7. Time Your Loan Application
Interest rates fluctuate based on economic conditions. If you're not in a hurry, consider:
- Monitoring interest rate trends
- Applying when rates are historically low
- Avoiding times of economic uncertainty when rates may be higher
The Federal Reserve's website provides information on current interest rate trends.
Interactive FAQ
What's the difference between interest rate and APR?
The interest rate is the cost of borrowing the principal loan amount, expressed as a percentage. The Annual Percentage Rate (APR) is a broader measure that includes the interest rate plus other costs like fees, expressed as a yearly rate. The APR gives you a more accurate picture of the total cost of the loan.
Why does the effective interest rate differ from the stated rate?
The effective interest rate (often the APR) differs from the stated rate because it accounts for additional costs like origination fees, processing fees, and other charges that aren't included in the simple interest calculation. These extra costs increase the true cost of borrowing.
How do origination fees affect my loan?
Origination fees are upfront charges that lenders impose to process your loan application. These fees are typically calculated as a percentage of the loan amount (often 1-6%). They increase your total borrowing cost and are usually deducted from your loan proceeds, meaning you receive less than the face value of the loan.
Is a lower monthly payment always better?
Not necessarily. While lower monthly payments can make a loan more affordable in the short term, they often come with longer repayment periods, which can significantly increase the total interest paid over the life of the loan. It's important to consider both the monthly payment and the total cost when evaluating loan options.
How does the loan term affect the effective borrowing cost?

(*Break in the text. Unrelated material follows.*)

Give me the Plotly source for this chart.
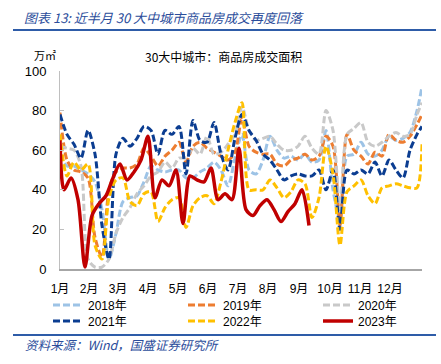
import plotly.graph_objects as go

# ---------------- data ----------------
month_labels = ["1月", "2月", "3月", "4月", "5月", "6月", "7月", "8月", "9月", "10月", "11月", "12月"]
month_days = [0, 29, 58, 88, 118, 148, 178, 208, 239, 270, 300, 330]

# day-of-year for weekly points (2018-2022)
days_full = [0, 7, 14, 21, 28, 35, 42, 49, 56, 63, 70, 77, 84, 91, 98, 105, 112, 119, 126, 133,
             140, 147, 154, 161, 168, 175, 182, 189, 196, 203, 210, 217, 224, 231, 238, 245,
             252, 259, 266, 273, 280, 287, 294, 301, 308, 315, 322, 329, 336, 343, 350, 357, 362]
# day-of-year for weekly points (2023)
days_2023 = [0, 4, 11, 18, 25, 32, 39, 46, 53, 60, 67, 74, 81, 88, 95, 102, 109, 116, 123, 130,
             137, 144, 151, 158, 165, 172, 179, 186, 193, 200, 207, 214, 221, 228, 235, 242, 249]

y2018 = [58, 52, 52, 50, 48, 44, 30, 5, 18, 34, 36, 37, 44, 52, 50, 49, 50, 50, 46, 46,
         49, 51, 54, 50, 42, 56, 68, 50, 48, 55, 67, 60, 56, 57, 55, 58,
         54, 55, 70, 40, 25, 57, 58, 64, 58, 57, 60, 67, 65, 66, 69, 80, 92]
y2019 = [79, 55, 50, 49, 46, 16, 6, 40, 49, 51, 51, 53, 61, 57, 52, 57, 60, 64, 54, 62,
         64, 61, 59, 57, 55, 59, 76, 62, 59, 58, 58, 53, 52, 55, 56, 58,
         55, 57, 67, 62, 22, 68, 60, 57, 53, 59, 57, 68, 65, 64, 67, 73, 78]
y2020 = [62, 61, 60, 52, 5, 1, 1, 5, 18, 26, 31, 38, 42, 47, 49, 54, 51, 56, 56, 61,
         58, 67, 58, 59, 63, 68, 82, 70, 65, 66, 67, 63, 60, 60, 62, 67,
         61, 58, 80, 70, 30, 68, 71, 74, 64, 62, 64, 67, 69, 67, 68, 78, 84]
y2021 = [78, 68, 63, 56, 70, 58, 22, 5, 58, 66, 62, 66, 72, 70, 58, 70, 68, 72, 48, 75,
         65, 64, 74, 58, 50, 66, 78, 70, 65, 58, 55, 50, 45, 47, 48, 47,
         47, 50, 40, 50, 20, 50, 48, 50, 48, 54, 47, 55, 50, 46, 60, 68, 72]
y2022 = [68, 47, 54, 50, 53, 12, 5, 36, 45, 46, 34, 32, 38, 39, 24, 31, 35, 36, 21, 32,
         36, 37, 33, 44, 60, 74, 84, 40, 40, 40, 45, 41, 36, 39, 45, 43,
         26, 36, 62, 48, 12, 39, 42, 45, 37, 33, 41, 42, 43, 42, 41, 41, 63]
y2023 = [65, 40, 46, 35, 1, 27, 33, 37, 46, 53, 45, 49, 55, 67, 36, 45, 42, 50, 23, 47,
         45, 44, 51, 35, 38, 35, 61, 30, 27, 32, 35, 30, 24, 29, 33, 40, 22]

series = [
    ("2018年", days_full, y2018, "#9DC3E6", "dash"),
    ("2019年", days_full, y2019, "#ED7D31", "dash"),
    ("2020年", days_full, y2020, "#C9C9C9", "dash"),
    ("2021年", days_full, y2021, "#0B3D91", "dash"),
    ("2022年", days_full, y2022, "#FFC000", "dash"),
    ("2023年", days_2023, y2023, "#C00000", "solid"),
]

W, H = 441, 364
# legend slot positions (container fractions)
legend_x = [48 / W, 183 / W, 318 / W, 48 / W, 183 / W, 318 / W]
legend_y = [1 - 305 / H, 1 - 305 / H, 1 - 305 / H, 1 - 321 / H, 1 - 321 / H, 1 - 321 / H]

FONT = "Liberation Sans, Noto Sans CJK SC, sans-serif"
CJK = "Noto Sans CJK SC, sans-serif"

fig = go.Figure()
for i, (name, xs, ys, color, dash) in enumerate(series):
    lid = "legend" if i == 0 else f"legend{i + 1}"
    fig.add_trace(go.Scatter(
        x=xs, y=ys, mode="lines", name=name,
        line=dict(color=color, width=3.5 if dash == "solid" else 3,
                  dash="solid" if dash == "solid" else "7px,3px",
                  shape="spline", smoothing=0.8),
        legend=lid, hoverinfo="skip",
    ))

ML, MR, MT, MB = 60, 19, 71, 95
PW, PH = W - ML - MR, H - MT - MB


def px(x):
    return (x - ML) / PW


def py(y):
    return (H - MB - y) / PH


layout_legends = {}
for i in range(6):
    lid = "legend" if i == 0 else f"legend{i + 1}"
    layout_legends[lid] = dict(
        x=legend_x[i], y=legend_y[i], xref="container", yref="container",
        xanchor="left", yanchor="middle", bgcolor="rgba(0,0,0,0)",
        font=dict(family=FONT, size=12, color="#000000"),
        itemwidth=30, tracegroupgap=0,
    )

fig.update_layout(
    width=W, height=H,
    margin=dict(l=ML, r=MR, t=MT, b=MB, autoexpand=False),
    paper_bgcolor="white", plot_bgcolor="white",
    showlegend=True,
    font=dict(family=FONT, size=12, color="#000000"),
    xaxis=dict(
        range=[0, 362], tickmode="array", tickvals=month_days, ticktext=month_labels,
        showgrid=False, zeroline=False, showline=True, linecolor="#A6A6A6", linewidth=1.5,
        ticks="", ticklabelstandoff=8, tickfont=dict(family=FONT, size=12, color="#000000"),
    ),
    yaxis=dict(
        range=[0, 100], tickvals=[0, 20, 40, 60, 80, 100],
        showgrid=False, zeroline=False, showline=True, linecolor="#BFBFBF", linewidth=1,
        ticks="inside", ticklen=4, tickcolor="#BFBFBF", ticklabelstandoff=10,
        tickfont=dict(family=FONT, size=13, color="#000000"),
    ),
    **layout_legends,
)

fig.add_annotation(
    x=px(22), y=py(18), xref="paper", yref="paper", xanchor="left", yanchor="middle",
    text="<i>图表 13: 近半月 30 大中城市商品房成交再度回落</i>", showarrow=False,
    font=dict(family=CJK, size=13, color="#2B4D9B"),
)
fig.add_shape(type="line", xref="paper", yref="paper", x0=px(13), x1=px(436), y0=py(30), y1=py(30),
              line=dict(color="#2E5CA8", width=2))
fig.add_annotation(
    x=px(143), y=py(56), xref="paper", yref="paper", xanchor="left", yanchor="middle",
    text="30大中城市：商品房成交面积", showarrow=False,
    font=dict(family=CJK, size=12, color="#000000"),
)
fig.add_annotation(
    x=px(32), y=py(55), xref="paper", yref="paper", xanchor="left", yanchor="middle",
    text="万㎡", showarrow=False,
    font=dict(family=CJK, size=11, color="#000000"),
)
fig.add_shape(type="line", xref="paper", yref="paper", x0=px(13), x1=px(436), y0=py(335), y1=py(335),
              line=dict(color="#2E5CA8", width=2))
fig.add_annotation(
    x=px(23), y=py(344), xref="paper", yref="paper", xanchor="left", yanchor="middle",
    text="<i>资料来源：Wind，国盛证券研究所</i>", showarrow=False,
    font=dict(family=CJK, size=12.5, color="#2B4D9B"),
)

fig.write_html("out.html", config={"displayModeBar": False},
               post_script="document.body.style.margin='0';")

Generally, longer loan terms result in lower monthly payments but higher total interest paid over the life of the loan. Shorter terms typically have higher monthly payments but lower total interest costs. The effective borrowing cost (APR) may also be slightly higher for longer-term loans due to the increased risk to the lender.
Can I include prepaid interest in the effective cost calculation?
Yes, prepaid interest (sometimes called "points" in mortgage lending) should be included in the effective cost calculation. Each point typically costs 1% of the loan amount and can lower your interest rate. Our calculator accounts for these upfront costs when determining the true cost of borrowing.
Why is the cost per $1,000 borrowed a useful metric?
The cost per $1,000 borrowed standardizes the comparison between loans of different sizes. It allows you to quickly see how much each thousand dollars of your loan will cost you in total (including interest and fees), making it easier to compare the relative expense of different loan options regardless of their principal amounts.
Conclusion
Understanding the effective borrowing cost is essential for making informed financial decisions. While advertised interest rates provide a starting point, they often don't tell the whole story. By considering all associated fees and charges, you gain a comprehensive view of what a loan will truly cost you.
Our Effective Borrowing Cost Calculator empowers you to:
- Compare loan offers accurately
- Understand the true cost of borrowing
- Make better-informed financial decisions
- Potentially save thousands of dollars over the life of your loans
Remember that the lowest stated interest rate doesn't always mean the cheapest loan. Always consider the effective borrowing cost, which includes all fees and charges, when evaluating your options.